### Direction
Copy every line of the records below that holds the word "matplotlib".

Entries from a dataset:
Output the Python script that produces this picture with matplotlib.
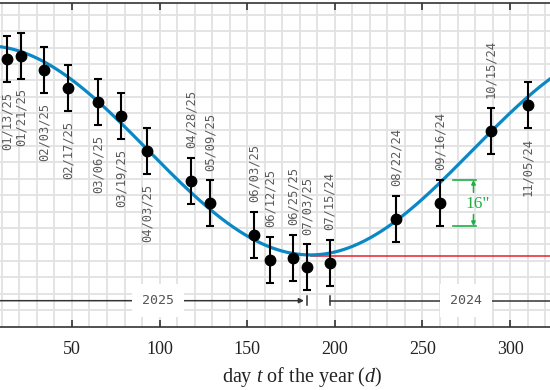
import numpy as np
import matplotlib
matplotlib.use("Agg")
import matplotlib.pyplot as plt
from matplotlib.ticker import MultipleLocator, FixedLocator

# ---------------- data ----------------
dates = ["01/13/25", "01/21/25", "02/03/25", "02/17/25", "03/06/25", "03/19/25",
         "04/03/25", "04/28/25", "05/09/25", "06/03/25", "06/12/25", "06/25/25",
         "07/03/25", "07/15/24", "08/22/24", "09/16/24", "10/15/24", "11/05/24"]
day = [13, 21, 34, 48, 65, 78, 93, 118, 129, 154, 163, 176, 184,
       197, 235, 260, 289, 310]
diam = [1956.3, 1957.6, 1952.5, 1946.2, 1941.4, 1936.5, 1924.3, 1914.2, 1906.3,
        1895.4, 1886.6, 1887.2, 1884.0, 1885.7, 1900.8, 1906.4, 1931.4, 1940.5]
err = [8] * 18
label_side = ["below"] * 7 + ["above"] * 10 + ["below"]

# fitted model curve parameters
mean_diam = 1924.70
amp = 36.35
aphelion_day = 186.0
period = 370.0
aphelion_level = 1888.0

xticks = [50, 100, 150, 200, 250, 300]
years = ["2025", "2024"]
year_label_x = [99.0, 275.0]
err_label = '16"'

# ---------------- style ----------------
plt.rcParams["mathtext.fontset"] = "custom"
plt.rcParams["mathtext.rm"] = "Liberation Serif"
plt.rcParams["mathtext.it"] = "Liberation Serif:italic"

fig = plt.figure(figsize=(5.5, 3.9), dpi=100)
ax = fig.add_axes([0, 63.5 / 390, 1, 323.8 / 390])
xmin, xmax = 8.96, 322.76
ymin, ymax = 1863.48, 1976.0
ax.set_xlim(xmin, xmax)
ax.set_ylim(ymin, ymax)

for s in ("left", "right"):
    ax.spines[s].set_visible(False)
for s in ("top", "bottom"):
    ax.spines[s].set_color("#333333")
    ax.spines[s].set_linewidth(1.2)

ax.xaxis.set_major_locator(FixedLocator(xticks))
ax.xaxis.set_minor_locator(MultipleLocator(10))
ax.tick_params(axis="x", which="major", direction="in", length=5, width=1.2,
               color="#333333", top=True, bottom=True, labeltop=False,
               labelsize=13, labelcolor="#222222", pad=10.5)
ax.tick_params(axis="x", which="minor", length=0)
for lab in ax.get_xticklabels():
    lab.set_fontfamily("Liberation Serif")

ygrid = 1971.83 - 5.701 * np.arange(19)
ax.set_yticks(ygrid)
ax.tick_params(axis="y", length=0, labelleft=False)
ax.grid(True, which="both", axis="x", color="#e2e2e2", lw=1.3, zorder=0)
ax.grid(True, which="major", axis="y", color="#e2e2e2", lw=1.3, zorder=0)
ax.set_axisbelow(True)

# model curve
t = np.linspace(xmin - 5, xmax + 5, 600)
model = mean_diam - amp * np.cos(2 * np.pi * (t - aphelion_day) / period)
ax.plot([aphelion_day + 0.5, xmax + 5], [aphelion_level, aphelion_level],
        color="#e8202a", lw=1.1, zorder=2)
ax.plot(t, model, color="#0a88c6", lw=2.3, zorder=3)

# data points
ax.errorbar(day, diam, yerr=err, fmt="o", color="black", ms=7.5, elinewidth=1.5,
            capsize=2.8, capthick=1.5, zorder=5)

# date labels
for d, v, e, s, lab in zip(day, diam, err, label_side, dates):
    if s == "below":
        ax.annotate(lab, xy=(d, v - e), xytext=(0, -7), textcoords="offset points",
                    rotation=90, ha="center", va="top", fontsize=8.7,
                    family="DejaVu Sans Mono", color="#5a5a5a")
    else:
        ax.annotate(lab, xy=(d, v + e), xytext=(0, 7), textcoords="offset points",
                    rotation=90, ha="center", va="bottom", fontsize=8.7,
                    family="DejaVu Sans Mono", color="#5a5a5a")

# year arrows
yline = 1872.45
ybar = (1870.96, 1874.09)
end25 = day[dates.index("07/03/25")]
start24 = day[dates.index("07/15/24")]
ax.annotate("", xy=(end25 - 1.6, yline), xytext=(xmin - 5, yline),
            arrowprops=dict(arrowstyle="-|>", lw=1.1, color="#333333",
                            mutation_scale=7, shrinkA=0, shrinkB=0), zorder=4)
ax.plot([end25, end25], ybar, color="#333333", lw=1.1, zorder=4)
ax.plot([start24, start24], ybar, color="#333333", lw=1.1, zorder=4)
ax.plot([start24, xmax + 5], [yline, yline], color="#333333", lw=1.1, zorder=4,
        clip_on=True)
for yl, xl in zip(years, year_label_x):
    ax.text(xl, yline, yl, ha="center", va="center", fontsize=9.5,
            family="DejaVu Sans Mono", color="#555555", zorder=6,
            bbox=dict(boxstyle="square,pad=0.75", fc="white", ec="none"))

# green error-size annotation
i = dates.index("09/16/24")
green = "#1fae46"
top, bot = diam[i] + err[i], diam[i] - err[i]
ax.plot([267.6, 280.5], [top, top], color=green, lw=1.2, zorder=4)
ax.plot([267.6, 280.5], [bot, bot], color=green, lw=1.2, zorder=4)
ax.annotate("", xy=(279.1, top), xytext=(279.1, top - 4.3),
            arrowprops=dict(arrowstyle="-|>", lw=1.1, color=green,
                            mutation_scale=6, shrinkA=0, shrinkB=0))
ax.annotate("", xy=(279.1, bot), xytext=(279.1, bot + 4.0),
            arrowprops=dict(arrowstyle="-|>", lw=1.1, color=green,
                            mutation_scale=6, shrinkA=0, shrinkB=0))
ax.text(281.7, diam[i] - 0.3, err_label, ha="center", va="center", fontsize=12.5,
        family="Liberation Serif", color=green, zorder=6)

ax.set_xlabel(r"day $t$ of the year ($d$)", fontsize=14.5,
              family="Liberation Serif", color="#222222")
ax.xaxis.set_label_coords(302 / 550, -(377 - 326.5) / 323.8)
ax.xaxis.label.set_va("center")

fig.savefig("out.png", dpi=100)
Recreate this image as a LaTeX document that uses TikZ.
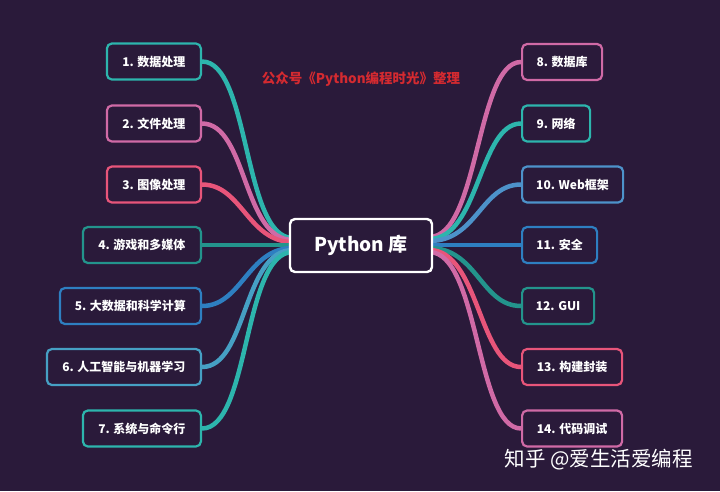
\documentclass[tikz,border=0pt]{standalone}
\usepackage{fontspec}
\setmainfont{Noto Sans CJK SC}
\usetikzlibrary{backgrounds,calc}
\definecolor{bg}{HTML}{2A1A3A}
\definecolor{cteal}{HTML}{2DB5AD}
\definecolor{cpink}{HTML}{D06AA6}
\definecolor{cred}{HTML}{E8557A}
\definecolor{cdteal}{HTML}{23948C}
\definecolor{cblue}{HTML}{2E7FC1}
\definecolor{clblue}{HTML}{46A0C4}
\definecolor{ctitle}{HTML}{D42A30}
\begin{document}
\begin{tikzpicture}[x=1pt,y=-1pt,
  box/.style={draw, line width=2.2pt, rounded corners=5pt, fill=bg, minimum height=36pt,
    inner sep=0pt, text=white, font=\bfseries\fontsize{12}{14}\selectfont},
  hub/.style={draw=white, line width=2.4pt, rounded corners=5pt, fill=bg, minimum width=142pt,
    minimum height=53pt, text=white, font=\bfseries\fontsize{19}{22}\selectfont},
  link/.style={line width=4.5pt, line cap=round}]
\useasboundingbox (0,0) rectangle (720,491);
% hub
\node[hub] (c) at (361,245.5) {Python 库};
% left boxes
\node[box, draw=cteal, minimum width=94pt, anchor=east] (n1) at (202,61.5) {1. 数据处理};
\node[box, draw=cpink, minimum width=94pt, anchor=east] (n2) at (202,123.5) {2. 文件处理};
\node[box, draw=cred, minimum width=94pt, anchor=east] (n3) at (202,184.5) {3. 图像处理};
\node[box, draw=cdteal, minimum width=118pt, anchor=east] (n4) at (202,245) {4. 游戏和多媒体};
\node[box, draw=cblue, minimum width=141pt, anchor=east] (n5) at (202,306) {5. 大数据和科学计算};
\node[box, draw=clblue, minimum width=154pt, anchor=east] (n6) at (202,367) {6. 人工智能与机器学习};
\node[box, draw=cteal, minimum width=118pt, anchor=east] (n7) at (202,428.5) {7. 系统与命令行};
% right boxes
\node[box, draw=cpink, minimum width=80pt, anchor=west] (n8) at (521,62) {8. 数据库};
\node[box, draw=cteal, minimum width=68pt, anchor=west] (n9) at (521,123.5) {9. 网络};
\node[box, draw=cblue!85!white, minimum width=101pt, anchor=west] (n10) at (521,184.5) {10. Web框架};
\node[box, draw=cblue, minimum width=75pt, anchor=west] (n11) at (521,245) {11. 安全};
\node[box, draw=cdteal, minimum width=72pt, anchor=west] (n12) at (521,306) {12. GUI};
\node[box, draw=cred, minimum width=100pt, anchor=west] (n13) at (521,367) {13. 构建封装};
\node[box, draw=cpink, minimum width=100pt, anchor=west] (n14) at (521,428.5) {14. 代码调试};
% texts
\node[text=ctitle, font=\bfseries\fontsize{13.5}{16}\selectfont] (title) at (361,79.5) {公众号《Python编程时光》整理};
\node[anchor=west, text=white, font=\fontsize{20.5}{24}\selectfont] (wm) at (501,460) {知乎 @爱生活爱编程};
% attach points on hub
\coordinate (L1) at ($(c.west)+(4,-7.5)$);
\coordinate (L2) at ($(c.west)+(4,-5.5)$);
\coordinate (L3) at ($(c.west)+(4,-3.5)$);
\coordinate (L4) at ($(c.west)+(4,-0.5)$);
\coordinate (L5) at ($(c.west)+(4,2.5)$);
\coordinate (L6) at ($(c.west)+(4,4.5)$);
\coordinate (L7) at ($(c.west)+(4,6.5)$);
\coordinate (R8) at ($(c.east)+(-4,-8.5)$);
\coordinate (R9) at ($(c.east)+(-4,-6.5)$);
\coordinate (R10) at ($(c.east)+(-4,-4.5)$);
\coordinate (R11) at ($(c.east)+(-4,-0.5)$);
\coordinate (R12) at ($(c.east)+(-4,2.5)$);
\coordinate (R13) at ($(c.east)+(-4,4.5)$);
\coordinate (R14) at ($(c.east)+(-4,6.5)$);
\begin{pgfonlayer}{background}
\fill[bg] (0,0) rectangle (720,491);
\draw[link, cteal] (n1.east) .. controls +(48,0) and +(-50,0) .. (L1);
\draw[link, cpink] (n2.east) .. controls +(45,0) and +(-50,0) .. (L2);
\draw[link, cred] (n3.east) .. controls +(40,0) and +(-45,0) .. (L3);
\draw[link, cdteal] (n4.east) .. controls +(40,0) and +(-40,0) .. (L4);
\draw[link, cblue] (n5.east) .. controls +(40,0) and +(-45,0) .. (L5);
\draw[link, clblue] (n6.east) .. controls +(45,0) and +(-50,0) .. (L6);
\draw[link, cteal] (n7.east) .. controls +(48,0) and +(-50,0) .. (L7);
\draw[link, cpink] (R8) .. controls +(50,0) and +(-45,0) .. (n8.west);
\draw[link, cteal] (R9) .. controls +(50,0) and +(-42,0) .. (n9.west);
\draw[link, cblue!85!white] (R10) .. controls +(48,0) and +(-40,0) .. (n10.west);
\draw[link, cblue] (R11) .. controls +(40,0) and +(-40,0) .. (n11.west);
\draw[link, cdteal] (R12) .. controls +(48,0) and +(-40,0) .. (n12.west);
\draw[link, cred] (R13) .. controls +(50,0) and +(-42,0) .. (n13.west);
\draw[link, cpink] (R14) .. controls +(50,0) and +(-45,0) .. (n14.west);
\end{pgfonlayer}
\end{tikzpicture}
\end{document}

### Answer to this task
Output the Python script that produces this picture with matplotlib.
import matplotlib
matplotlib.use("Agg")
import matplotlib.pyplot as plt
from matplotlib.ticker import MultipleLocator, FixedLocator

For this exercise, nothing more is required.